Raylman told medicalphysicsweb that the tests demonstrated the systems’ high performance, although some improvements are planned. The team is now working to reduce CT detector binning and implement an enhanced iterative reconstruction algorithm. These modifications should improve CT resolution and permit reduction of radiation dose to the breast by reducing X-ray flux, without degrading image quality. They have also developed a patient bed that incorporates shielding to block the PET detectors from annihilation photons produced by radiotracer in the patient’s organs and minimize scatter of X-rays into the patient’s torso.

When these improvements are made, the researchers will perform a phantom study to estimate lesion detectability with the PET and CT components, and measure radiation dose to the breast and torso. Raylman said that the team hopes to start pre-clinical testing within six months.

PET/CT advantages
“The addition of CT to dedicated breast-PET scanners makes it possible to supplement PET images by detecting lesions that may not preferentially uptake the PET radiotracer used in the study,” said Raylman. “Future CT scanners may be able to detect some micro-calcifications, which are not visible with PET. Finally, the combination of CT with PET enables accurate attenuation and scatter correction methods to be applied to PET images; potentially enhancing lesion detectability and facilitating accurate quantification of radiotracer uptake in the breast and breast lesions.”

Raylman predicts that radiation dose to the breast from the PET/CT scanner may be lower than that from a 3D tomosynthesis digital mammogram. Meanwhile, the anticipated exam time of 12 minutes should be much faster than the time required to perform an equivalent breast-MRI exam.

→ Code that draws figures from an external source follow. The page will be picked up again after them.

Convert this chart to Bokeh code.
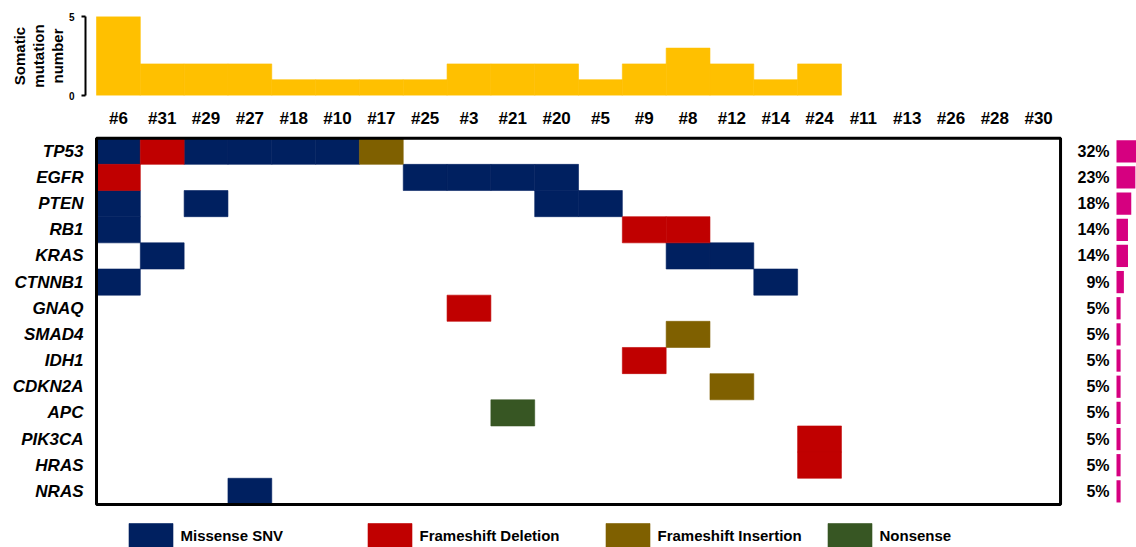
from bokeh.plotting import figure
from bokeh.layouts import column
from bokeh.models import ColumnDataSource, Range1d, FixedTicker, Legend, LegendItem, Title
from bokeh.core.properties import value
from bokeh.embed import file_html
from bokeh.resources import INLINE

# ---- data -------------------------------------------------------------
samples = ["#6", "#31", "#29", "#27", "#18", "#10", "#17", "#25", "#3", "#21", "#20",
           "#5", "#9", "#8", "#12", "#14", "#24", "#11", "#13", "#26", "#28", "#30"]
mutation_counts = [5, 2, 2, 2, 1, 1, 1, 1, 2, 2, 2, 1, 2, 3, 2, 1, 2, 0, 0, 0, 0, 0]

genes = ["TP53", "EGFR", "PTEN", "RB1", "KRAS", "CTNNB1", "GNAQ", "SMAD4",
         "IDH1", "CDKN2A", "APC", "PIK3CA", "HRAS", "NRAS"]
gene_freq_pct = [32, 23, 18, 14, 14, 9, 5, 5, 5, 5, 5, 5, 5, 5]

mutation_types = ["Missense SNV", "Frameshift Deletion", "Frameshift Insertion", "Nonsense"]
type_colors = ["#002060", "#C00000", "#7F6000", "#375623"]

mut_gene = ["TP53", "TP53", "TP53", "TP53", "TP53", "TP53", "TP53",
            "EGFR", "EGFR", "EGFR", "EGFR", "EGFR",
            "PTEN", "PTEN", "PTEN", "PTEN",
            "RB1", "RB1", "RB1",
            "KRAS", "KRAS", "KRAS",
            "CTNNB1", "CTNNB1",
            "GNAQ", "SMAD4", "IDH1", "CDKN2A", "APC", "PIK3CA", "HRAS", "NRAS"]
mut_sample = ["#6", "#31", "#29", "#27", "#18", "#10", "#17",
              "#6", "#25", "#3", "#21", "#20",
              "#6", "#29", "#20", "#5",
              "#6", "#9", "#8",
              "#31", "#8", "#12",
              "#6", "#14",
              "#3", "#8", "#9", "#12", "#21", "#24", "#24", "#27"]
mut_type = ["Missense SNV", "Frameshift Deletion", "Missense SNV", "Missense SNV",
            "Missense SNV", "Missense SNV", "Frameshift Insertion",
            "Frameshift Deletion", "Missense SNV", "Missense SNV", "Missense SNV", "Missense SNV",
            "Missense SNV", "Missense SNV", "Missense SNV", "Missense SNV",
            "Missense SNV", "Frameshift Deletion", "Frameshift Deletion",
            "Missense SNV", "Missense SNV", "Missense SNV",
            "Missense SNV", "Missense SNV",
            "Frameshift Deletion", "Frameshift Insertion", "Frameshift Deletion",
            "Frameshift Insertion", "Nonsense", "Frameshift Deletion", "Frameshift Deletion",
            "Missense SNV"]

count_axis_title = ["Somatic", "mutation", "number"]

# ---- layout constants -------------------------------------------------
FONT = "Liberation Sans"
W = 1136
COL_PX = 43.82      # width of one sample column in pixels
ROW_PX = 26.16      # height of one gene row in pixels
PCT_PX = 0.82       # pixels per percent for the frequency bars
FRAME_LEFT = 85     # both panels share this left frame edge (count axis sits here)
GRID_LEFT = 96      # left edge of the first sample column
PCT_LEFT = 1116

n_s = len(samples)
n_g = len(genes)
s_idx = list(range(n_s))
g_idx = list(range(n_g))

x_start = -0.5 - (GRID_LEFT - FRAME_LEFT) / COL_PX
x_end = -0.5 + (W - GRID_LEFT) / COL_PX

# ---- top panel: mutation count per sample ---------------------------------
top = figure(width=W, height=130, output_backend="svg", toolbar_location=None,
             x_range=Range1d(x_start, x_end), y_range=Range1d(0, 5),
             min_border_left=FRAME_LEFT, min_border_right=0, min_border_top=16,
             min_border_bottom=34)
bar_src = ColumnDataSource(dict(x=s_idx, top=mutation_counts,
                                edge=[1.0 if c > 0 else 0.0 for c in mutation_counts]))
top.vbar(x="x", top="top", width=1, source=bar_src, fill_color="#FFC000",
         line_color="#FFC000", line_alpha="edge", line_width=0.6)
top.grid.visible = False
top.outline_line_color = None

ya = top.yaxis[0]
ya.ticker = FixedTicker(ticks=[0, 5])
ya.axis_line_width = 2
ya.axis_line_color = "black"
ya.major_tick_line_width = 2
ya.major_tick_line_color = "black"
ya.major_tick_out = 4
ya.major_tick_in = 0
ya.minor_tick_line_color = None
ya.major_label_text_font = FONT
ya.major_label_text_font_style = "bold"
ya.major_label_text_font_size = "10px"
ya.major_label_text_color = "black"
ya.major_label_standoff = 7

# stacked outward from the axis: "number", "mutation", "Somatic"
for line in reversed(count_axis_title):
    top.add_layout(Title(text=line, align="center", standoff=0,
                         text_font=FONT, text_font_style="bold", text_font_size="15px",
                         text_color="black"), "left")

xa = top.xaxis[0]
xa.ticker = FixedTicker(ticks=s_idx)
xa.major_label_overrides = {i: s for i, s in zip(s_idx, samples)}
xa.axis_line_color = None
xa.major_tick_line_color = None
xa.minor_tick_line_color = None
xa.major_label_text_font = FONT
xa.major_label_text_font_style = "bold"
xa.major_label_text_font_size = "17px"
xa.major_label_text_color = "black"
xa.major_label_standoff = 7

# ---- main panel: mutation matrix --------------------------------------
mid = figure(width=W, height=417, output_backend="svg", toolbar_location=None,
             x_range=Range1d(x_start, x_end),
             y_range=Range1d(-0.5 + (547 - 137.7) / ROW_PX, -0.5 - (137.7 - 130) / ROW_PX),
             x_axis_location=None,
             min_border_left=FRAME_LEFT, min_border_right=0, min_border_top=0,
             min_border_bottom=0)
mid.extra_x_ranges = {"pct": Range1d(-(PCT_LEFT - FRAME_LEFT) / PCT_PX, (W - PCT_LEFT) / PCT_PX)}
mid.grid.visible = False
mid.outline_line_color = None

type_renderers = []
for t, color in zip(mutation_types, type_colors):
    xs = [samples.index(s) for s, tt in zip(mut_sample, mut_type) if tt == t]
    ys = [genes.index(g) for g, tt in zip(mut_gene, mut_type) if tt == t]
    src = ColumnDataSource(dict(x=xs, y=ys))
    r = mid.rect(x="x", y="y", width=1, height=1, source=src,
                 fill_color=color, line_color=color, line_width=0.6)
    type_renderers.append(r)

# frame around the matrix
mid.quad(left=-0.5, right=n_s - 0.5, top=-0.5, bottom=n_g - 0.5,
         fill_color=None, line_color="black", line_width=3)

# gene frequency bars and labels
mid.hbar(y=g_idx, left=0, right=gene_freq_pct, height=0.85, x_range_name="pct",
         fill_color="#D60080", line_color=None)
mid.text(x=[0] * n_g, y=g_idx, text=[f"{v}%" for v in gene_freq_pct], x_range_name="pct",
         x_offset=-7, text_align="right", text_baseline="middle",
         text_font=value(FONT), text_font_style="bold", text_font_size="16px",
         text_color="black")

ga = mid.yaxis[0]
ga.ticker = FixedTicker(ticks=g_idx)
ga.major_label_overrides = {i: g for i, g in zip(g_idx, genes)}
ga.axis_line_color = None
ga.major_tick_line_color = None
ga.major_tick_out = 0
ga.major_tick_in = 0
ga.minor_tick_line_color = None
ga.minor_tick_out = 0
ga.major_label_text_font = FONT
ga.major_label_text_font_style = "bold italic"
ga.major_label_text_font_size = "17px"
ga.major_label_text_color = "black"
ga.major_label_standoff = 2

# one legend box per mutation type, laid out along the bottom
legend_left = [128, 367, 605, 827]
for label, r, left in zip(mutation_types, type_renderers, legend_left):
    leg = Legend(items=[LegendItem(label=label, renderers=[r])],
                 location=(left - 5.5 - FRAME_LEFT, -3), orientation="horizontal",
                 glyph_width=55, glyph_height=30, label_standoff=3,
                 padding=0, margin=0, border_line_color=None, background_fill_alpha=0,
                 label_text_font=FONT, label_text_font_style="bold",
                 label_text_font_size="15px", label_text_color="black")
    mid.add_layout(leg)

layout = column(top, mid, spacing=0)
open("out.html", "w").write(file_html(layout, INLINE))
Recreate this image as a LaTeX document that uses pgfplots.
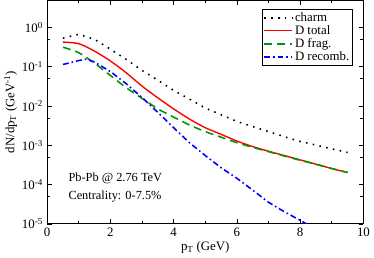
\documentclass[border=0pt]{standalone}
\usepackage{fontspec}
\setmainfont{Liberation Serif}
\usepackage{pgfplots}
\pgfplotsset{compat=1.18}
\definecolor{dgreen}{RGB}{0,150,0}
\begin{document}
\fontsize{12.5}{14}\selectfont
\begin{tikzpicture}
\begin{semilogyaxis}[
  scale only axis,
  width=320pt, height=226pt,
  xmin=0, xmax=10, ymin=1e-5, ymax=4.9,
  xtick={0,2,4,6,8,10},
  minor xtick={1,3,5,7,9},
  ytick={1e-5,1e-4,1e-3,1e-2,1e-1,1},
  yticklabels={10\textsuperscript{-5},10\textsuperscript{-4},10\textsuperscript{-3},10\textsuperscript{-2},10\textsuperscript{-1},10\textsuperscript{0}},
  minor ytick={5e-5,5e-4,5e-3,5e-2,0.5},
  xticklabels={0,2,4,6,8,10},
  tick align=inside,
  major tick length=5pt,
  minor tick length=3pt,
  tick style={black, line width=0.8pt},
  axis line style={line width=1pt},
  xlabel={p\textsubscript{T} (GeV)},
  ylabel={dN/dp\textsubscript{T} (GeV\textsuperscript{-1})},
  xlabel style={at={(axis description cs:0.5,0)}, anchor=north, yshift=-14pt, font=\fontsize{13}{14}\selectfont},
  ylabel style={at={(axis description cs:0,0.5)}, anchor=south, xshift=0pt, yshift=26pt, font=\fontsize{13}{14}\selectfont},
  tick label style={font=\fontsize{13}{14}\selectfont},
  legend style={at={(rel axis cs:0.966,0.962)}, anchor=north east, draw=black, line width=1pt,
    font=\fontsize{13}{14}\selectfont, inner sep=1pt, row sep=-1.8pt, cells={anchor=west}},
  legend image code/.code={\draw[#1] (0cm,0cm) -- (1cm,0cm);},
  clip=true,
]
\addplot[black, line width=1.6pt, dash pattern=on 1.6pt off 5.4pt] coordinates {
(0.5,0.537) (1.0,0.676) (1.5,0.501) (2.0,0.282) (2.5,0.155) (3.0,0.0813) (3.5,0.0457)
(4.0,0.0251) (4.5,0.0151) (5.0,0.00891) (5.5,0.00603) (6.0,0.00407) (6.5,0.00302)
(7.0,0.00224) (7.5,0.00166) (8.0,0.00126) (8.5,0.00102) (9.0,8.13e-4) (9.5,6.61e-4)};
\addlegendentry{charm}
\addplot[red, line width=1.4pt, smooth] coordinates {
(0.5,0.427) (1.0,0.389) (1.5,0.251) (2.0,0.141) (2.5,0.0708) (3.0,0.0324) (3.5,0.0162)
(4.0,0.00851) (4.5,0.00468) (5.0,0.00282) (5.5,0.00191) (6.0,0.00129) (6.5,9.33e-4)
(7.0,7.08e-4) (7.5,5.50e-4) (8.0,4.27e-4) (8.5,3.31e-4) (9.0,2.57e-4) (9.5,2.04e-4)};
\addlegendentry{D total}
\addplot[dgreen, line width=1.6pt, dash pattern=on 8pt off 5pt, smooth] coordinates {
(0.5,0.316) (1.0,0.229) (1.5,0.123) (2.0,0.0603) (2.5,0.0295) (3.0,0.0158) (3.5,0.00851)
(4.0,0.00525) (4.5,0.00331) (5.0,0.00224) (5.5,0.00162) (6.0,0.00117) (6.5,8.91e-4)
(7.0,6.92e-4) (7.5,5.37e-4) (8.0,4.17e-4) (8.5,3.31e-4) (9.0,2.57e-4) (9.5,2.04e-4)};
\addlegendentry{D frag.}
\addplot[blue, line width=1.6pt, dash pattern=on 6pt off 3pt on 1.6pt off 3pt] coordinates {
(0.5,0.115) (1.0,0.145) (1.25,0.158) (1.5,0.132) (2.0,0.0759) (2.5,0.0372) (3.0,0.0166)
(3.5,0.00692) (4.0,0.00282) (4.5,0.00117) (5.0,5.50e-4) (5.5,2.69e-4) (6.0,1.45e-4)
(6.5,7.24e-5) (7.0,3.55e-5) (7.5,2.04e-5) (8.0,1.23e-5) (8.2,1.0e-5)};
\addlegendentry{D recomb.}
\node[anchor=west] at (rel axis cs:0.054,0.204) {Pb-Pb @ 2.76 TeV};
\node[anchor=west] at (rel axis cs:0.054,0.124) {Centrality: 0-7.5\%};
\end{semilogyaxis}
\end{tikzpicture}
\end{document}
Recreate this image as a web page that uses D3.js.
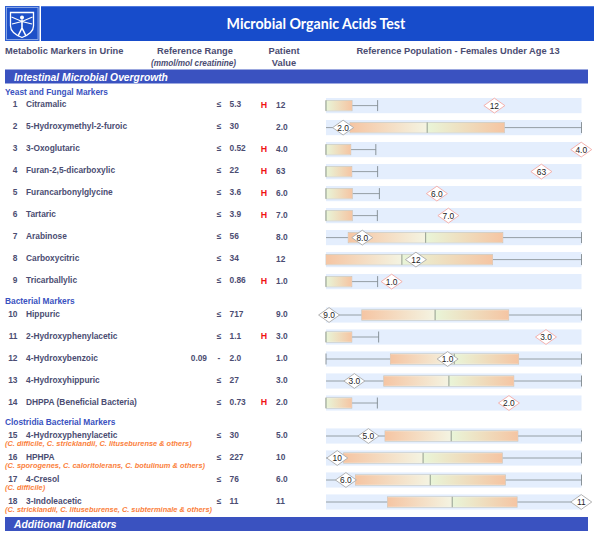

The breast PET/CT exam should also be less expensive than a comparable MRI scan. Finally, breast PET/CT scanners could also be more accessible to patients than breast-MRI scanners, because they will be less expensive to purchase and far less challenging to install in smaller imaging centres and radiology departments.

“Being able to perform a PET-guided biopsy will also be advantageous to confirm diagnoses of suspicious lesions. Our system is currently the only dedicated breast-PET/CT scanner capable of performing image-guided biopsy,” Raylman added.

This system is one of two under development in the USA. Another initiative to develop a dedicated breast PET/CT scanner has been underway at UC Davis Medical Center since the mid-2000s.